- _PROBLEM DESCRIPTION_
Repeat everything from the first line of the listing below through the line that contains "(0,216) -- (685,216);", exactly. Leave out pictures.

+ + + + +

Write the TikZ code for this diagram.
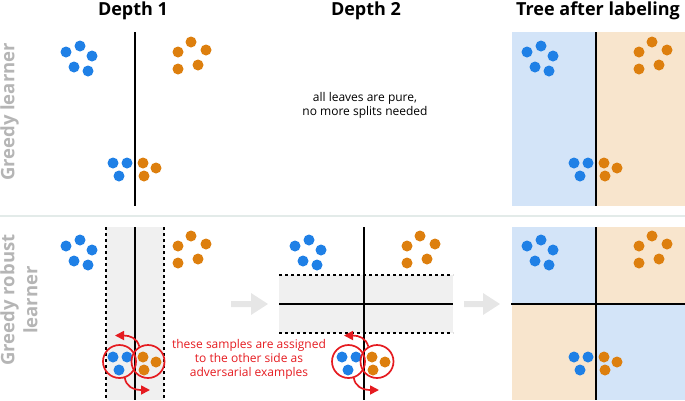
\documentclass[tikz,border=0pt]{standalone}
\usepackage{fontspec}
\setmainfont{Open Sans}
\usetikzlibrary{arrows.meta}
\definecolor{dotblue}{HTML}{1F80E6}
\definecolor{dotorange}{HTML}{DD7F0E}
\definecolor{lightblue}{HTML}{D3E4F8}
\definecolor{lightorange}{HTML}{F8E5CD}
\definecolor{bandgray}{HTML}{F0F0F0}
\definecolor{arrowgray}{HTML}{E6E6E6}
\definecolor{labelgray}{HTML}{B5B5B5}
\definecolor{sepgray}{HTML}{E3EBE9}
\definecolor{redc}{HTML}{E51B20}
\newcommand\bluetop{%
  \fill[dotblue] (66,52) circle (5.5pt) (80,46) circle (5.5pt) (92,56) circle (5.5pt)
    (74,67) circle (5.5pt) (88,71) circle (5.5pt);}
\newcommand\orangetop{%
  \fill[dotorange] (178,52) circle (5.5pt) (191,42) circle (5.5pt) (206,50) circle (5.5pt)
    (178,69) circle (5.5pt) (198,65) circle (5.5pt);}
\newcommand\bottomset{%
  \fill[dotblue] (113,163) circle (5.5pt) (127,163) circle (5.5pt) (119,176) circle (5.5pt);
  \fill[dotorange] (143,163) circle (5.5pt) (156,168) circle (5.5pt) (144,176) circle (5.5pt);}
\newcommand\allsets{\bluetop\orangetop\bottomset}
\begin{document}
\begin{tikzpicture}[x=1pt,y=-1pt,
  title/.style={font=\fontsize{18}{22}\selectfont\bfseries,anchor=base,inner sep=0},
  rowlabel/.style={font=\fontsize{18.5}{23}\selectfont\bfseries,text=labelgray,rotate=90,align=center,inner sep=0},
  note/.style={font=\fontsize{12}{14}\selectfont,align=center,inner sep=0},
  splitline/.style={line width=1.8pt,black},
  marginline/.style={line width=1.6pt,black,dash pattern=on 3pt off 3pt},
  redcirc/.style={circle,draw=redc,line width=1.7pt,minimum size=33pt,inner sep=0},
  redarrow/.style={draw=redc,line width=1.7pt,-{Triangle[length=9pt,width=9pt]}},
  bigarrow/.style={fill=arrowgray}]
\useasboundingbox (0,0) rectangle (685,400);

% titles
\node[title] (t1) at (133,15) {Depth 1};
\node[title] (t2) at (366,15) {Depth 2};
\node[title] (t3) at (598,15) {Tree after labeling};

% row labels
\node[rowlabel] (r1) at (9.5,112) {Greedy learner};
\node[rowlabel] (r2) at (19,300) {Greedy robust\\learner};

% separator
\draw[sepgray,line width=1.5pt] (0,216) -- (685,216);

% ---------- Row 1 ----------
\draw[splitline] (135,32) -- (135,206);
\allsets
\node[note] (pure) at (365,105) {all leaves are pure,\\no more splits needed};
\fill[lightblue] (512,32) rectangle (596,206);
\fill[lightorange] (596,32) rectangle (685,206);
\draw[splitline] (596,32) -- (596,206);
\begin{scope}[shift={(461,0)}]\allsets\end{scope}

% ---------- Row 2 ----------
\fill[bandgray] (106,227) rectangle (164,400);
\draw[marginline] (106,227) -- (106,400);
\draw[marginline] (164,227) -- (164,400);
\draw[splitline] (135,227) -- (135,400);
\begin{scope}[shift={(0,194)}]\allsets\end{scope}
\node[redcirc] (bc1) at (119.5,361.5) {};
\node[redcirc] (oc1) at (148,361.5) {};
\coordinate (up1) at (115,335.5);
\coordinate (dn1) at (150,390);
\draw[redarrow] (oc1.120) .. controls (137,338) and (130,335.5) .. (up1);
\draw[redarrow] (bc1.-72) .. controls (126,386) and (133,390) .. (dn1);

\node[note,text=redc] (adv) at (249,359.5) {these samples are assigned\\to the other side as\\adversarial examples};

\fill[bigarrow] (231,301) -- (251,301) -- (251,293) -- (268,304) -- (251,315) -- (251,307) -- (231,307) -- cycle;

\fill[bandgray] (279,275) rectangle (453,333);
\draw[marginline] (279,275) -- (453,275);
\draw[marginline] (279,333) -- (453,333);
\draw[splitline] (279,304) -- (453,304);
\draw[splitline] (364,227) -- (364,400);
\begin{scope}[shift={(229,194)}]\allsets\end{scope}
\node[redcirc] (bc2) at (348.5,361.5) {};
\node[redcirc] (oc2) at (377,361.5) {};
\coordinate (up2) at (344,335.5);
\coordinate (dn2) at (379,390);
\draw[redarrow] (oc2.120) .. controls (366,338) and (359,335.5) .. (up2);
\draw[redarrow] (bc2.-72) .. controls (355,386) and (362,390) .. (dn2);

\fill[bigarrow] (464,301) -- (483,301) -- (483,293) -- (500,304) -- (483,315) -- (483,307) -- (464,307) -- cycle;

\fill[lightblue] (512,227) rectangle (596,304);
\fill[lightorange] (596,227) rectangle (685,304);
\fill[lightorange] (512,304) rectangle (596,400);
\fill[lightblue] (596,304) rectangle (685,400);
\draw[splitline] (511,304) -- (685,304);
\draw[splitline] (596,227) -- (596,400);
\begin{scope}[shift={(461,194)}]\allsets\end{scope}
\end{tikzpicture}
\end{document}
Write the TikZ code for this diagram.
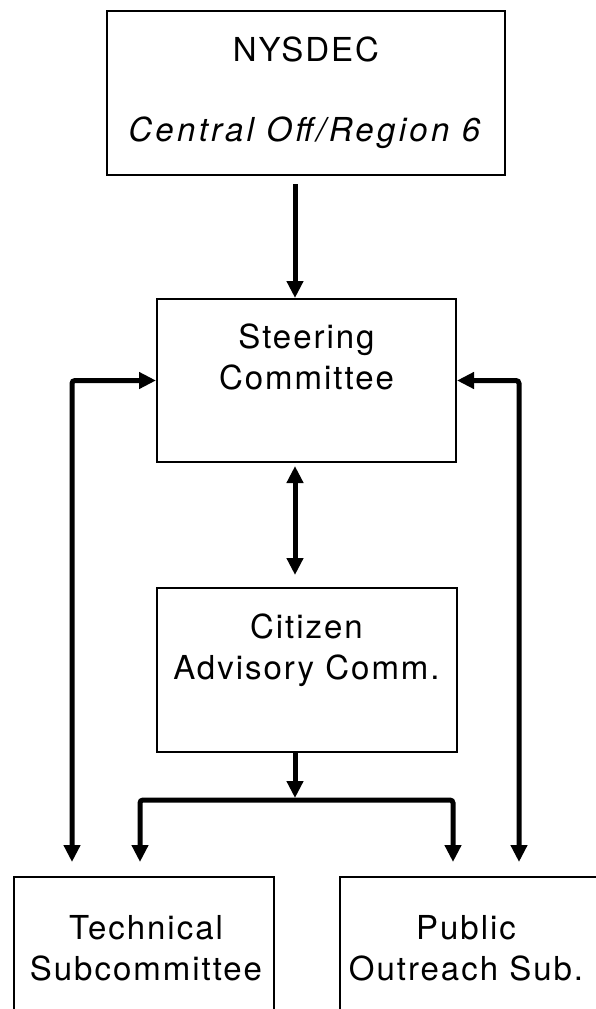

+ + + + +

- _ANSWER IN FULL_
Write the TikZ code for this diagram.
\documentclass[tikz,border=0pt]{standalone}
\usepackage{fontspec}
\setmainfont{Open Sans}
\usetikzlibrary{arrows.meta}
\definecolor{dotblue}{HTML}{1F80E6}
\definecolor{dotorange}{HTML}{DD7F0E}
\definecolor{lightblue}{HTML}{D3E4F8}
\definecolor{lightorange}{HTML}{F8E5CD}
\definecolor{bandgray}{HTML}{F0F0F0}
\definecolor{arrowgray}{HTML}{E6E6E6}
\definecolor{labelgray}{HTML}{B5B5B5}
\definecolor{sepgray}{HTML}{E3EBE9}
\definecolor{redc}{HTML}{E51B20}
\newcommand\bluetop{%
  \fill[dotblue] (66,52) circle (5.5pt) (80,46) circle (5.5pt) (92,56) circle (5.5pt)
    (74,67) circle (5.5pt) (88,71) circle (5.5pt);}
\newcommand\orangetop{%
  \fill[dotorange] (178,52) circle (5.5pt) (191,42) circle (5.5pt) (206,50) circle (5.5pt)
    (178,69) circle (5.5pt) (198,65) circle (5.5pt);}
\newcommand\bottomset{%
  \fill[dotblue] (113,163) circle (5.5pt) (127,163) circle (5.5pt) (119,176) circle (5.5pt);
  \fill[dotorange] (143,163) circle (5.5pt) (156,168) circle (5.5pt) (144,176) circle (5.5pt);}
\newcommand\allsets{\bluetop\orangetop\bottomset}
\begin{document}
\begin{tikzpicture}[x=1pt,y=-1pt,
  title/.style={font=\fontsize{18}{22}\selectfont\bfseries,anchor=base,inner sep=0},
  rowlabel/.style={font=\fontsize{18.5}{23}\selectfont\bfseries,text=labelgray,rotate=90,align=center,inner sep=0},
  note/.style={font=\fontsize{12}{14}\selectfont,align=center,inner sep=0},
  splitline/.style={line width=1.8pt,black},
  marginline/.style={line width=1.6pt,black,dash pattern=on 3pt off 3pt},
  redcirc/.style={circle,draw=redc,line width=1.7pt,minimum size=33pt,inner sep=0},
  redarrow/.style={draw=redc,line width=1.7pt,-{Triangle[length=9pt,width=9pt]}},
  bigarrow/.style={fill=arrowgray}]
\useasboundingbox (0,0) rectangle (685,400);

% titles
\node[title] (t1) at (133,15) {Depth 1};
\node[title] (t2) at (366,15) {Depth 2};
\node[title] (t3) at (598,15) {Tree after labeling};

% row labels
\node[rowlabel] (r1) at (9.5,112) {Greedy learner};
\node[rowlabel] (r2) at (19,300) {Greedy robust\\learner};

% separator
\draw[sepgray,line width=1.5pt] (0,216) -- (685,216);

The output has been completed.